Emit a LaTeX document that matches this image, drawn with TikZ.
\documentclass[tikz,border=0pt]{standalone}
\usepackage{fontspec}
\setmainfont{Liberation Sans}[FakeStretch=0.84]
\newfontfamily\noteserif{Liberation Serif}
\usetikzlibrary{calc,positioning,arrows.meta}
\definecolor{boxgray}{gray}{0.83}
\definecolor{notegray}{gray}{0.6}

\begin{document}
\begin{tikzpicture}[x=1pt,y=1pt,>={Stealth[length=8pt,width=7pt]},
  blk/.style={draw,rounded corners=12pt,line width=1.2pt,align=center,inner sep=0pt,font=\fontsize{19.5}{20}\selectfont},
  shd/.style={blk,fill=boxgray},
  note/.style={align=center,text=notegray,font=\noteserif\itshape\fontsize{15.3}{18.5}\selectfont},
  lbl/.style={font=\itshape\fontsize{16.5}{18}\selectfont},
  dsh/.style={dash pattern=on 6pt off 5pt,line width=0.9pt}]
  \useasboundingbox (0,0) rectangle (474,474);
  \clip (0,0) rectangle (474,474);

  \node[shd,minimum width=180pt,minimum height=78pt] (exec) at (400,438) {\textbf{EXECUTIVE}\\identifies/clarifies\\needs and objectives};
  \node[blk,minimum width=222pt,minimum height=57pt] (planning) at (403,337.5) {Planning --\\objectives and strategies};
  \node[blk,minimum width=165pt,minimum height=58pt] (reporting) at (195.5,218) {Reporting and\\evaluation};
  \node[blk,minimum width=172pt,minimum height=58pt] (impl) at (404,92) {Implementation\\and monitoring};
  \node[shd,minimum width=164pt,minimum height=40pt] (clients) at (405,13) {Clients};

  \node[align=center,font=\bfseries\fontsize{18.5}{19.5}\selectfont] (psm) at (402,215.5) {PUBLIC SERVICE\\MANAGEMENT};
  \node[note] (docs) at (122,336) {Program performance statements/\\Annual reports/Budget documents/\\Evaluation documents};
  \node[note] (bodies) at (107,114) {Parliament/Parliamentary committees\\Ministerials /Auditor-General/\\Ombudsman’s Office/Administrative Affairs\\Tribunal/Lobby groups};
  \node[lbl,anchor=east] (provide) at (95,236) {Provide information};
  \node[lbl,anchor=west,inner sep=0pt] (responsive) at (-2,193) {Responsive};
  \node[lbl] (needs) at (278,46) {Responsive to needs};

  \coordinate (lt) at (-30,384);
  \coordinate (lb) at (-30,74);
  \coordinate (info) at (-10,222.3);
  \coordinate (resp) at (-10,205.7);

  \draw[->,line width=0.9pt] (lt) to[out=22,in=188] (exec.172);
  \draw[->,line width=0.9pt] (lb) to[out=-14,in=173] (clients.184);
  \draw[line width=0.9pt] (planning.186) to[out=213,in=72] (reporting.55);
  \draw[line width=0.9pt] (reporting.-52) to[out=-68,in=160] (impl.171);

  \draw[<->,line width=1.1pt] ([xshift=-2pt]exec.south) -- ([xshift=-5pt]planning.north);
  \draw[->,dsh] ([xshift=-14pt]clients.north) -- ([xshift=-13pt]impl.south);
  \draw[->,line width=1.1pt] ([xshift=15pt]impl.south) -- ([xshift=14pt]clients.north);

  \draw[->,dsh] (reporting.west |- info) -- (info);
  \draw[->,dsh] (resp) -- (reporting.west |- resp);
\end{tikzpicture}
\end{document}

· · ·

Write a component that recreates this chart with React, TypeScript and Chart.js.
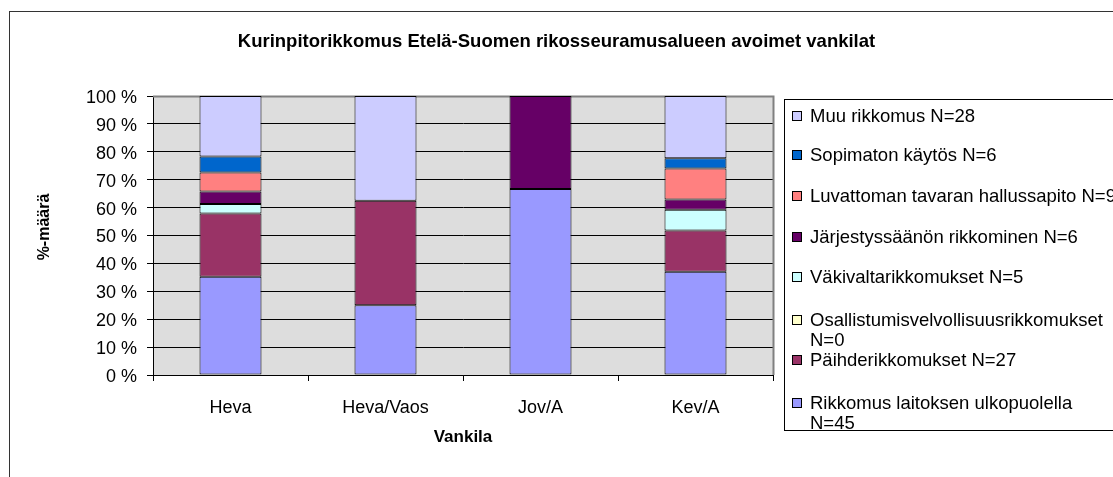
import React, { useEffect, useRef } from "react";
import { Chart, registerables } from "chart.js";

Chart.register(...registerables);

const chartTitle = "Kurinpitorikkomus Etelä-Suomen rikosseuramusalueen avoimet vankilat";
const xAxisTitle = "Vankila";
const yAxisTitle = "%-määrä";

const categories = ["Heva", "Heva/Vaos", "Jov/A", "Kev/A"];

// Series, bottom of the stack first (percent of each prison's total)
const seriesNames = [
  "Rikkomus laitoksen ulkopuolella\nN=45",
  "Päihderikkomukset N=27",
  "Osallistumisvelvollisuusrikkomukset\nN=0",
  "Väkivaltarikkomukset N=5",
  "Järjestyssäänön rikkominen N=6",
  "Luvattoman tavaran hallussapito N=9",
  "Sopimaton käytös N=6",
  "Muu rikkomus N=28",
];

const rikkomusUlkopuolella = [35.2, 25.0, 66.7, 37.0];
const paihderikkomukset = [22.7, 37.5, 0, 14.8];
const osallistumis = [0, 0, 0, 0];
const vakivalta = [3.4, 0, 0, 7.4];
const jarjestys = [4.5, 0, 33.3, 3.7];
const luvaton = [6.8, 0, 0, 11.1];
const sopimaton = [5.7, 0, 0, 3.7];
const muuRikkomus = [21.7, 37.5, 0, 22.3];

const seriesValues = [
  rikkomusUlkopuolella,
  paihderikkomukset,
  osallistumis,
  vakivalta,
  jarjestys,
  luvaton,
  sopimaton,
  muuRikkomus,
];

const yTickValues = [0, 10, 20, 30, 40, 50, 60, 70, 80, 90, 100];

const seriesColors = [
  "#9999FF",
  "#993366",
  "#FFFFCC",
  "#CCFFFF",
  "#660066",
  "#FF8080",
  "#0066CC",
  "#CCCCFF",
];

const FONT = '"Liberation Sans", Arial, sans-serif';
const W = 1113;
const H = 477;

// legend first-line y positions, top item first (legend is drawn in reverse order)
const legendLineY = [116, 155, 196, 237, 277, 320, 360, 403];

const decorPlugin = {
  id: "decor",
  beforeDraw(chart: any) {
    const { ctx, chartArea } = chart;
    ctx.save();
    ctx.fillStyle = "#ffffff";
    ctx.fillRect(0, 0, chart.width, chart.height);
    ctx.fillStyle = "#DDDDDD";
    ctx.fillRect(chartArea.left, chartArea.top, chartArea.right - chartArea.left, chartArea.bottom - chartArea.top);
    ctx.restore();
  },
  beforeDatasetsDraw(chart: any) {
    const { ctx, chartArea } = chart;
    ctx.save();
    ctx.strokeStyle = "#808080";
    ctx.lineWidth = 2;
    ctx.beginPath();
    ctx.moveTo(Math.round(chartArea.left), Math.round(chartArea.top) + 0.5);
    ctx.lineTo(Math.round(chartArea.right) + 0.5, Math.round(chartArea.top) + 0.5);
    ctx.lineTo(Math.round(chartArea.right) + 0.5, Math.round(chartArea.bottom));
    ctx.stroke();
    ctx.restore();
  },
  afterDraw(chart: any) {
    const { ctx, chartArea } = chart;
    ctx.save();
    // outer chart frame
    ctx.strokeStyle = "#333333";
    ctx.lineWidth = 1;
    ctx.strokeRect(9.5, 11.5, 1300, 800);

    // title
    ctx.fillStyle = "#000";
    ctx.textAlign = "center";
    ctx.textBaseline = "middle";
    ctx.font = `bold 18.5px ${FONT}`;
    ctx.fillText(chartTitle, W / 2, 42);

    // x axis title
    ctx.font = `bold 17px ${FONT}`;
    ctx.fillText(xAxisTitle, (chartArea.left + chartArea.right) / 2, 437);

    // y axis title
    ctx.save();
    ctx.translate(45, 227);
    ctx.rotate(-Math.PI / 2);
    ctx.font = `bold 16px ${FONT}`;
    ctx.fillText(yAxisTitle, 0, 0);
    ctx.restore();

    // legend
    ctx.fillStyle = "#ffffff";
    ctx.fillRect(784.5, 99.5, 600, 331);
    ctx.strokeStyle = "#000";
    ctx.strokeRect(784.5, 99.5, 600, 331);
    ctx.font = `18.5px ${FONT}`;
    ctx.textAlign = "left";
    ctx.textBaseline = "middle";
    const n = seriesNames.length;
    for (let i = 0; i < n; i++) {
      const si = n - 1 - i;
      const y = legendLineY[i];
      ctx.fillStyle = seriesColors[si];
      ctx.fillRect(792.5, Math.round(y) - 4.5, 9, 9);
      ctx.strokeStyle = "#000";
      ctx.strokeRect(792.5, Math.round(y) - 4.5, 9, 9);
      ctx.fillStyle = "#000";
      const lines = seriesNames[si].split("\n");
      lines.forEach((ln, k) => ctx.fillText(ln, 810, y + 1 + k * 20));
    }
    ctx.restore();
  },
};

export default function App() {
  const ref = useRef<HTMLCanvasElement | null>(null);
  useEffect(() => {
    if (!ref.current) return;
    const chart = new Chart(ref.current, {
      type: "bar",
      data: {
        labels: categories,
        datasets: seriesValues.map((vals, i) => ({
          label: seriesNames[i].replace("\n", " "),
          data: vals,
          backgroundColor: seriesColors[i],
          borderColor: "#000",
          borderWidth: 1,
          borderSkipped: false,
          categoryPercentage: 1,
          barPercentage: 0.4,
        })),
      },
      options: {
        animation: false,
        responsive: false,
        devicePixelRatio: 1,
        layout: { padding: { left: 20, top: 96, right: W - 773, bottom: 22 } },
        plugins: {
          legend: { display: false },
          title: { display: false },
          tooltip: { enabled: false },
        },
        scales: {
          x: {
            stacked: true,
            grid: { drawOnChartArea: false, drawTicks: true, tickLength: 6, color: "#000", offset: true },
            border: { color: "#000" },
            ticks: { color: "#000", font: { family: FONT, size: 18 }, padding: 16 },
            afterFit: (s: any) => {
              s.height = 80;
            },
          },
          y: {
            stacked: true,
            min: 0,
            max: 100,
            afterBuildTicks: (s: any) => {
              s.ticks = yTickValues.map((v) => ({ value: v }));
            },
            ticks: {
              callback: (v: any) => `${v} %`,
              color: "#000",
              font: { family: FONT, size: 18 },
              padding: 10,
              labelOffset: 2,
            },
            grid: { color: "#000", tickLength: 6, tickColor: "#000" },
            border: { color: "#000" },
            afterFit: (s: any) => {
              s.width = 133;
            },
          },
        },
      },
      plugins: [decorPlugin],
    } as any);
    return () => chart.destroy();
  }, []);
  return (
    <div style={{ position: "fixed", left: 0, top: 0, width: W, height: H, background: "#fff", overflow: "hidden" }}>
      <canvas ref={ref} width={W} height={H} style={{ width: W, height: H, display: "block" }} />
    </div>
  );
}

· · ·

__Exercise goal__
Repeat exactly, and only, the lines from the one containing "Write a component" through the one containing "Chart.register(...registerables);", both included, without the pictures.

__Correct output__
Write a component that recreates this chart with React, TypeScript and Chart.js.
import React, { useEffect, useRef } from "react";
import { Chart, registerables } from "chart.js";

Chart.register(...registerables);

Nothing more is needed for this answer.